* **What is being asked**: Write out the listing below without alteration, omitting its pictures.

* **Data block**:

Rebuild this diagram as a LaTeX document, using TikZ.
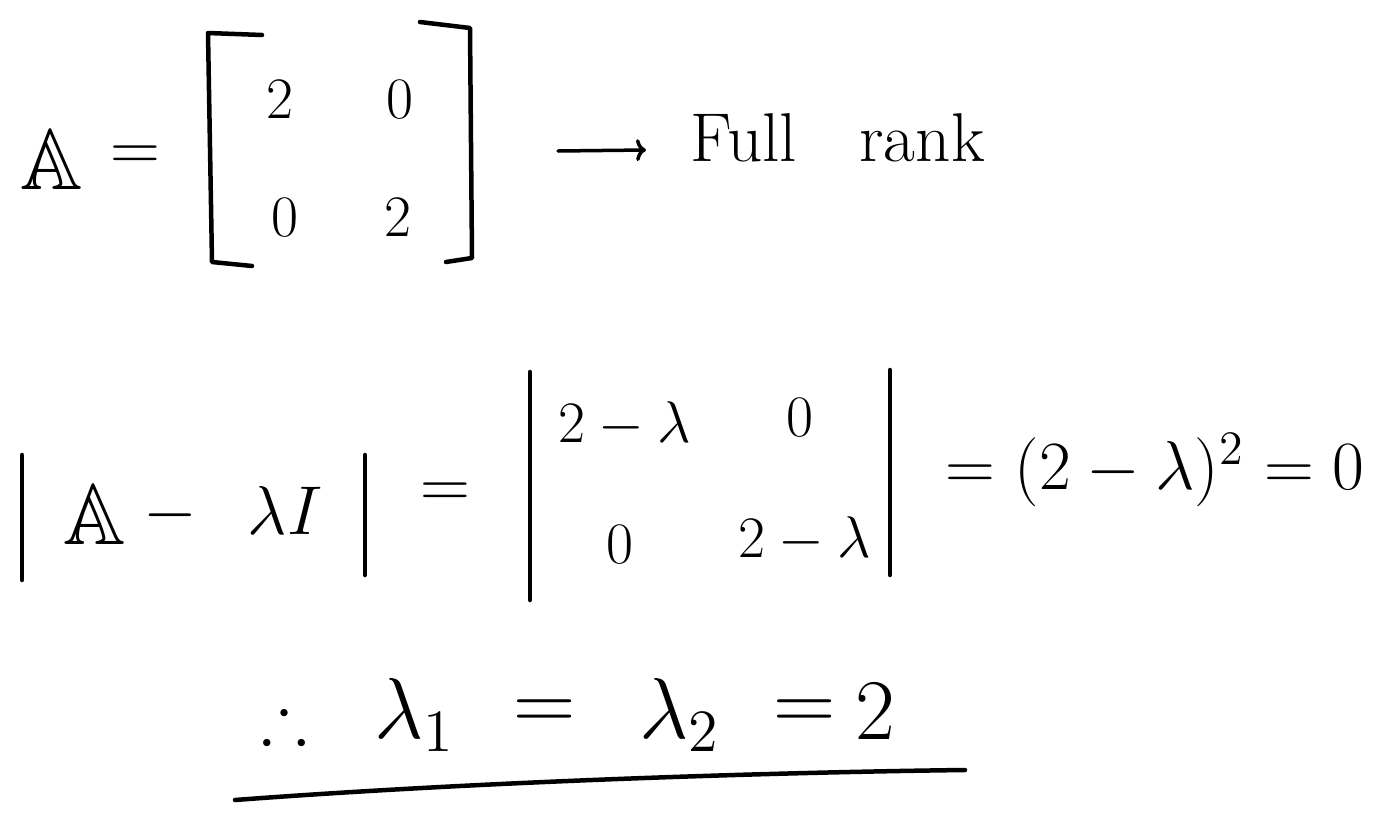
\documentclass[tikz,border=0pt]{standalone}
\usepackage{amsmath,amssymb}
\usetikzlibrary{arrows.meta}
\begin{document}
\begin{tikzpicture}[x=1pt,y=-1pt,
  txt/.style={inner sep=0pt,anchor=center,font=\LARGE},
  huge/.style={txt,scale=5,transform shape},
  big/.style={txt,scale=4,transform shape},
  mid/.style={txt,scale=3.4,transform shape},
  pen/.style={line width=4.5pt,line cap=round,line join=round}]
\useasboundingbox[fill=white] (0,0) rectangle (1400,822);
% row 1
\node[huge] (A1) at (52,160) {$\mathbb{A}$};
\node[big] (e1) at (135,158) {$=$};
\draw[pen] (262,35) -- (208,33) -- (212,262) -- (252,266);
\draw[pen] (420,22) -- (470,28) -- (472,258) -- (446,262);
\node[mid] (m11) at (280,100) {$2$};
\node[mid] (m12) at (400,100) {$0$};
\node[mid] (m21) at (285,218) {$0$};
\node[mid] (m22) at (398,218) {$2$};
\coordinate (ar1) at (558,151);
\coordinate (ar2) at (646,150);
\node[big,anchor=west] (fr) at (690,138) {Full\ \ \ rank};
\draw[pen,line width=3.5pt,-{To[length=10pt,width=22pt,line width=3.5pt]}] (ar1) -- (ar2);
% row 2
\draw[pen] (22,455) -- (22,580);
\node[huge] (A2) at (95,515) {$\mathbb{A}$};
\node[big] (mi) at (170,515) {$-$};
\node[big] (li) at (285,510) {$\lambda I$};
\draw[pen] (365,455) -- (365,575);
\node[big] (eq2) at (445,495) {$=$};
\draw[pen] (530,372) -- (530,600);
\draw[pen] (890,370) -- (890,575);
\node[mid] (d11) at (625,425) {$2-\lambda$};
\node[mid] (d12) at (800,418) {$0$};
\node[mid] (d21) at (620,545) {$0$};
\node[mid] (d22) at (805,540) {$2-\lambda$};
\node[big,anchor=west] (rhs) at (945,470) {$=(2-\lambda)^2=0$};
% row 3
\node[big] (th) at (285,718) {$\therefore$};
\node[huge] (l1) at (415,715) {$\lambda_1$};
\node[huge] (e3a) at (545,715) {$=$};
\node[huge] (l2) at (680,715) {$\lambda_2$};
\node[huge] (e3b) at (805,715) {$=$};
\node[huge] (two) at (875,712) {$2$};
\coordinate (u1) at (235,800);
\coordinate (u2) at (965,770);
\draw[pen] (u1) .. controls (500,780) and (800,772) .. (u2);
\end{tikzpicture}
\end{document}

* **Answer to this exercise**:
Rebuild this diagram as a LaTeX document, using TikZ.
\documentclass[tikz,border=0pt]{standalone}
\usepackage{amsmath,amssymb}
\usetikzlibrary{arrows.meta}
\begin{document}
\begin{tikzpicture}[x=1pt,y=-1pt,
  txt/.style={inner sep=0pt,anchor=center,font=\LARGE},
  huge/.style={txt,scale=5,transform shape},
  big/.style={txt,scale=4,transform shape},
  mid/.style={txt,scale=3.4,transform shape},
  pen/.style={line width=4.5pt,line cap=round,line join=round}]
\useasboundingbox[fill=white] (0,0) rectangle (1400,822);
% row 1
\node[huge] (A1) at (52,160) {$\mathbb{A}$};
\node[big] (e1) at (135,158) {$=$};
\draw[pen] (262,35) -- (208,33) -- (212,262) -- (252,266);
\draw[pen] (420,22) -- (470,28) -- (472,258) -- (446,262);
\node[mid] (m11) at (280,100) {$2$};
\node[mid] (m12) at (400,100) {$0$};
\node[mid] (m21) at (285,218) {$0$};
\node[mid] (m22) at (398,218) {$2$};
\coordinate (ar1) at (558,151);
\coordinate (ar2) at (646,150);
\node[big,anchor=west] (fr) at (690,138) {Full\ \ \ rank};
\draw[pen,line width=3.5pt,-{To[length=10pt,width=22pt,line width=3.5pt]}] (ar1) -- (ar2);
% row 2
\draw[pen] (22,455) -- (22,580);
\node[huge] (A2) at (95,515) {$\mathbb{A}$};
\node[big] (mi) at (170,515) {$-$};
\node[big] (li) at (285,510) {$\lambda I$};
\draw[pen] (365,455) -- (365,575);
\node[big] (eq2) at (445,495) {$=$};
\draw[pen] (530,372) -- (530,600);
\draw[pen] (890,370) -- (890,575);
\node[mid] (d11) at (625,425) {$2-\lambda$};
\node[mid] (d12) at (800,418) {$0$};
\node[mid] (d21) at (620,545) {$0$};
\node[mid] (d22) at (805,540) {$2-\lambda$};
\node[big,anchor=west] (rhs) at (945,470) {$=(2-\lambda)^2=0$};
% row 3
\node[big] (th) at (285,718) {$\therefore$};
\node[huge] (l1) at (415,715) {$\lambda_1$};
\node[huge] (e3a) at (545,715) {$=$};
\node[huge] (l2) at (680,715) {$\lambda_2$};
\node[huge] (e3b) at (805,715) {$=$};
\node[huge] (two) at (875,712) {$2$};
\coordinate (u1) at (235,800);
\coordinate (u2) at (965,770);
\draw[pen] (u1) .. controls (500,780) and (800,772) .. (u2);
\end{tikzpicture}
\end{document}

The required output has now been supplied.